DATA:
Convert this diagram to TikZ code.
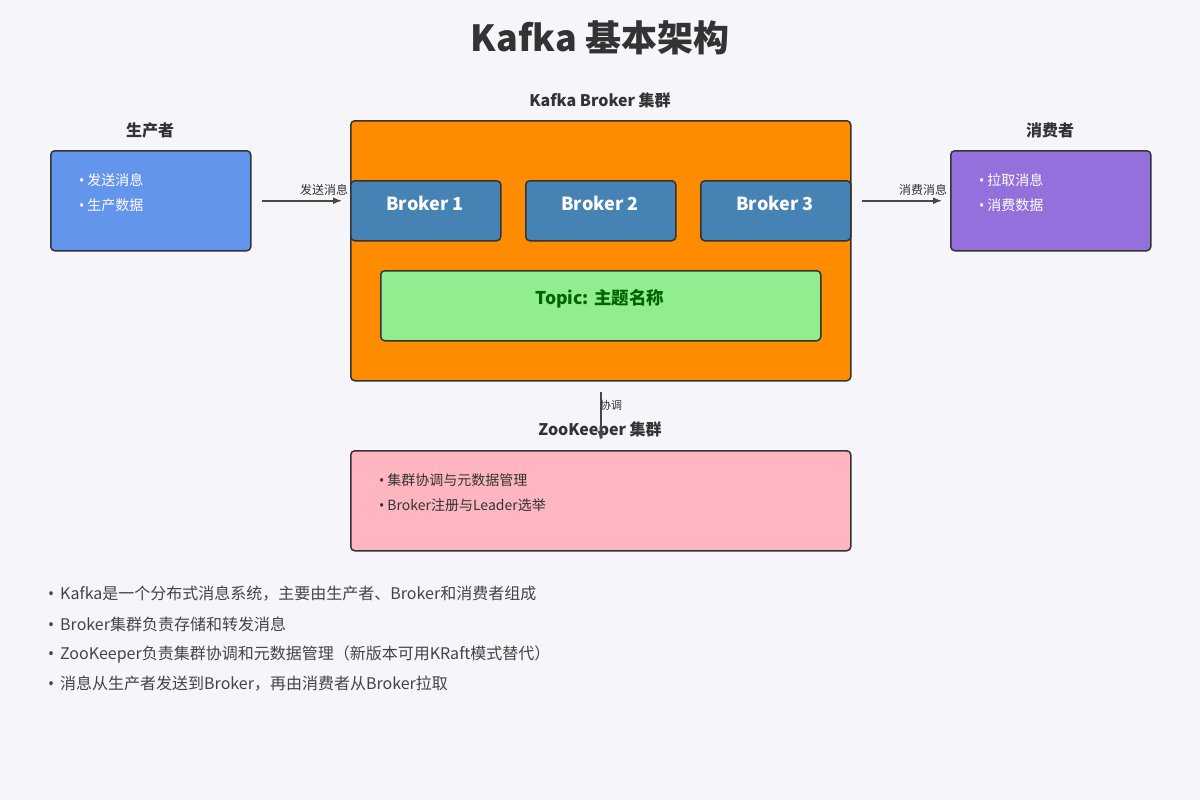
\documentclass[tikz,border=0pt]{standalone}
\usepackage{fontspec}
\setmainfont{Noto Sans CJK SC}
\newfontfamily\bulfont{Noto Sans}
\newcommand{\bulmark}{{\bulfont •}}
\usetikzlibrary{arrows.meta}
\definecolor{bg}{HTML}{F5F5FA}
\definecolor{edge}{HTML}{333333}
\definecolor{prod}{HTML}{6495ED}
\definecolor{cons}{HTML}{9370DB}
\definecolor{clus}{HTML}{FF8C00}
\definecolor{brok}{HTML}{4682B4}
\definecolor{topic}{HTML}{90EE90}
\definecolor{topictxt}{HTML}{006400}
\definecolor{zk}{HTML}{FFB6C1}
\definecolor{txt}{HTML}{333333}
\definecolor{note}{HTML}{444444}
\tikzset{
  box/.style={draw=edge, line width=1.5pt, rounded corners=4pt, inner sep=0pt, anchor=north west},
  head/.style={font=\bfseries\fontsize{16}{19}\selectfont, text=txt},
  bul/.style={anchor=west, font=\fontsize{14}{16}\selectfont, inner sep=0pt},
  brokertxt/.style={font=\bfseries\fontsize{18}{21}\selectfont, text=white},
  conn/.style={draw=edge!90, line width=1.5pt, -{Latex[length=9pt,width=7pt]}},
  lbl/.style={font=\fontsize{12}{14}\selectfont, text=txt, inner sep=0pt},
  notetxt/.style={anchor=west, font=\fontsize{16}{19}\selectfont, text=note, inner sep=0pt}
}
\begin{document}
\begin{tikzpicture}[x=1pt,y=-1pt]
\fill[bg] (0,0) rectangle (1200,800);
\useasboundingbox (0,0) rectangle (1200,800);

\node[font=\bfseries\fontsize{36}{42}\selectfont, text=txt] (title) at (600,38) {Kafka 基本架构};

% producer
\node[head] (prodlbl) at (150,130) {生产者};
\node[box, fill=prod, minimum width=200pt, minimum height=100pt] (prod) at (50,150) {};
\node[bul, text=white] (p1) at (79,180) {\bulmark\hspace{3pt}发送消息};
\node[bul, text=white] (p2) at (79,205) {\bulmark\hspace{3pt}生产数据};

% cluster
\node[head] (cluslbl) at (600,100) {Kafka Broker 集群};
\node[box, fill=clus, minimum width=500pt, minimum height=260pt] (clus) at (350,120) {};
\node[box, fill=brok, minimum width=150pt, minimum height=60pt] (b1) at (350,180) {};
\node[box, fill=brok, minimum width=150pt, minimum height=60pt] (b2) at (525,180) {};
\node[box, fill=brok, minimum width=150pt, minimum height=60pt] (b3) at (700,180) {};
\node[brokertxt] (b1t) at (425,203) {Broker 1};
\node[brokertxt] (b2t) at (600,203) {Broker 2};
\node[brokertxt] (b3t) at (775,203) {Broker 3};
\node[box, fill=topic, minimum width=440pt, minimum height=70pt] (topic) at (380,270) {};
\node[font=\bfseries\fontsize{17.5}{20}\selectfont, text=topictxt] (topict) at (600,299) {Topic: 主题名称};

% consumer
\node[head] (conslbl) at (1050,130) {消费者};
\node[box, fill=cons, minimum width=200pt, minimum height=100pt] (cons) at (950,150) {};
\node[bul, text=white] (c1) at (979,180) {\bulmark\hspace{3pt}拉取消息};
\node[bul, text=white] (c2) at (979,205) {\bulmark\hspace{3pt}消费数据};

% zookeeper
\node[head] (zklbl) at (600,430) {ZooKeeper 集群};
\node[box, fill=zk, minimum width=500pt, minimum height=100pt] (zk) at (350,450) {};
\node[bul, text=txt] (z1) at (379,480) {\bulmark\hspace{3pt}集群协调与元数据管理};
\node[bul, text=txt] (z2) at (379,505) {\bulmark\hspace{3pt}Broker注册与Leader选举};

% connectors
\coordinate (pe) at (prod.east);
\draw[conn, shorten <=10pt, shorten >=8pt] (pe) -- (pe -| clus.west);
\node[lbl] (sendlbl) at (324,190) {发送消息};
\coordinate (ce) at (clus.east |- prod.east);
\draw[conn, shorten <=10pt, shorten >=8pt] (ce) -- (ce -| cons.west);
\node[lbl] (conslbl2) at (923,190) {消费消息};
\draw[conn, shorten <=10pt, shorten >=10pt] (clus.south) -- (zk.north);
\node[lbl, anchor=west, font=\fontsize{11}{13}\selectfont] (coord) at (600,405) {协调};

% notes
\node[notetxt] (n1) at (48,594) {\bulmark\hspace{6pt}Kafka是一个分布式消息系统，主要由生产者、Broker和消费者组成};
\node[notetxt] (n2) at (48,624) {\bulmark\hspace{6pt}Broker集群负责存储和转发消息};
\node[notetxt] (n3) at (48,654) {\bulmark\hspace{6pt}ZooKeeper负责集群协调和元数据管理（新版本可用KRaft模式替代）};
\node[notetxt] (n4) at (48,684) {\bulmark\hspace{6pt}消息从生产者发送到Broker，再由消费者从Broker拉取};
\end{tikzpicture}
\end{document}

EXERCISE AIM:
Output the data exactly. Pictures don't belong in the result.

FINAL RESULT:
Convert this diagram to TikZ code.
\documentclass[tikz,border=0pt]{standalone}
\usepackage{fontspec}
\setmainfont{Noto Sans CJK SC}
\newfontfamily\bulfont{Noto Sans}
\newcommand{\bulmark}{{\bulfont •}}
\usetikzlibrary{arrows.meta}
\definecolor{bg}{HTML}{F5F5FA}
\definecolor{edge}{HTML}{333333}
\definecolor{prod}{HTML}{6495ED}
\definecolor{cons}{HTML}{9370DB}
\definecolor{clus}{HTML}{FF8C00}
\definecolor{brok}{HTML}{4682B4}
\definecolor{topic}{HTML}{90EE90}
\definecolor{topictxt}{HTML}{006400}
\definecolor{zk}{HTML}{FFB6C1}
\definecolor{txt}{HTML}{333333}
\definecolor{note}{HTML}{444444}
\tikzset{
  box/.style={draw=edge, line width=1.5pt, rounded corners=4pt, inner sep=0pt, anchor=north west},
  head/.style={font=\bfseries\fontsize{16}{19}\selectfont, text=txt},
  bul/.style={anchor=west, font=\fontsize{14}{16}\selectfont, inner sep=0pt},
  brokertxt/.style={font=\bfseries\fontsize{18}{21}\selectfont, text=white},
  conn/.style={draw=edge!90, line width=1.5pt, -{Latex[length=9pt,width=7pt]}},
  lbl/.style={font=\fontsize{12}{14}\selectfont, text=txt, inner sep=0pt},
  notetxt/.style={anchor=west, font=\fontsize{16}{19}\selectfont, text=note, inner sep=0pt}
}
\begin{document}
\begin{tikzpicture}[x=1pt,y=-1pt]
\fill[bg] (0,0) rectangle (1200,800);
\useasboundingbox (0,0) rectangle (1200,800);

\node[font=\bfseries\fontsize{36}{42}\selectfont, text=txt] (title) at (600,38) {Kafka 基本架构};

% producer
\node[head] (prodlbl) at (150,130) {生产者};
\node[box, fill=prod, minimum width=200pt, minimum height=100pt] (prod) at (50,150) {};
\node[bul, text=white] (p1) at (79,180) {\bulmark\hspace{3pt}发送消息};
\node[bul, text=white] (p2) at (79,205) {\bulmark\hspace{3pt}生产数据};

% cluster
\node[head] (cluslbl) at (600,100) {Kafka Broker 集群};
\node[box, fill=clus, minimum width=500pt, minimum height=260pt] (clus) at (350,120) {};
\node[box, fill=brok, minimum width=150pt, minimum height=60pt] (b1) at (350,180) {};
\node[box, fill=brok, minimum width=150pt, minimum height=60pt] (b2) at (525,180) {};
\node[box, fill=brok, minimum width=150pt, minimum height=60pt] (b3) at (700,180) {};
\node[brokertxt] (b1t) at (425,203) {Broker 1};
\node[brokertxt] (b2t) at (600,203) {Broker 2};
\node[brokertxt] (b3t) at (775,203) {Broker 3};
\node[box, fill=topic, minimum width=440pt, minimum height=70pt] (topic) at (380,270) {};
\node[font=\bfseries\fontsize{17.5}{20}\selectfont, text=topictxt] (topict) at (600,299) {Topic: 主题名称};

% consumer
\node[head] (conslbl) at (1050,130) {消费者};
\node[box, fill=cons, minimum width=200pt, minimum height=100pt] (cons) at (950,150) {};
\node[bul, text=white] (c1) at (979,180) {\bulmark\hspace{3pt}拉取消息};
\node[bul, text=white] (c2) at (979,205) {\bulmark\hspace{3pt}消费数据};

% zookeeper
\node[head] (zklbl) at (600,430) {ZooKeeper 集群};
\node[box, fill=zk, minimum width=500pt, minimum height=100pt] (zk) at (350,450) {};
\node[bul, text=txt] (z1) at (379,480) {\bulmark\hspace{3pt}集群协调与元数据管理};
\node[bul, text=txt] (z2) at (379,505) {\bulmark\hspace{3pt}Broker注册与Leader选举};

% connectors
\coordinate (pe) at (prod.east);
\draw[conn, shorten <=10pt, shorten >=8pt] (pe) -- (pe -| clus.west);
\node[lbl] (sendlbl) at (324,190) {发送消息};
\coordinate (ce) at (clus.east |- prod.east);
\draw[conn, shorten <=10pt, shorten >=8pt] (ce) -- (ce -| cons.west);
\node[lbl] (conslbl2) at (923,190) {消费消息};
\draw[conn, shorten <=10pt, shorten >=10pt] (clus.south) -- (zk.north);
\node[lbl, anchor=west, font=\fontsize{11}{13}\selectfont] (coord) at (600,405) {协调};

% notes
\node[notetxt] (n1) at (48,594) {\bulmark\hspace{6pt}Kafka是一个分布式消息系统，主要由生产者、Broker和消费者组成};
\node[notetxt] (n2) at (48,624) {\bulmark\hspace{6pt}Broker集群负责存储和转发消息};
\node[notetxt] (n3) at (48,654) {\bulmark\hspace{6pt}ZooKeeper负责集群协调和元数据管理（新版本可用KRaft模式替代）};
\node[notetxt] (n4) at (48,684) {\bulmark\hspace{6pt}消息从生产者发送到Broker，再由消费者从Broker拉取};
\end{tikzpicture}
\end{document}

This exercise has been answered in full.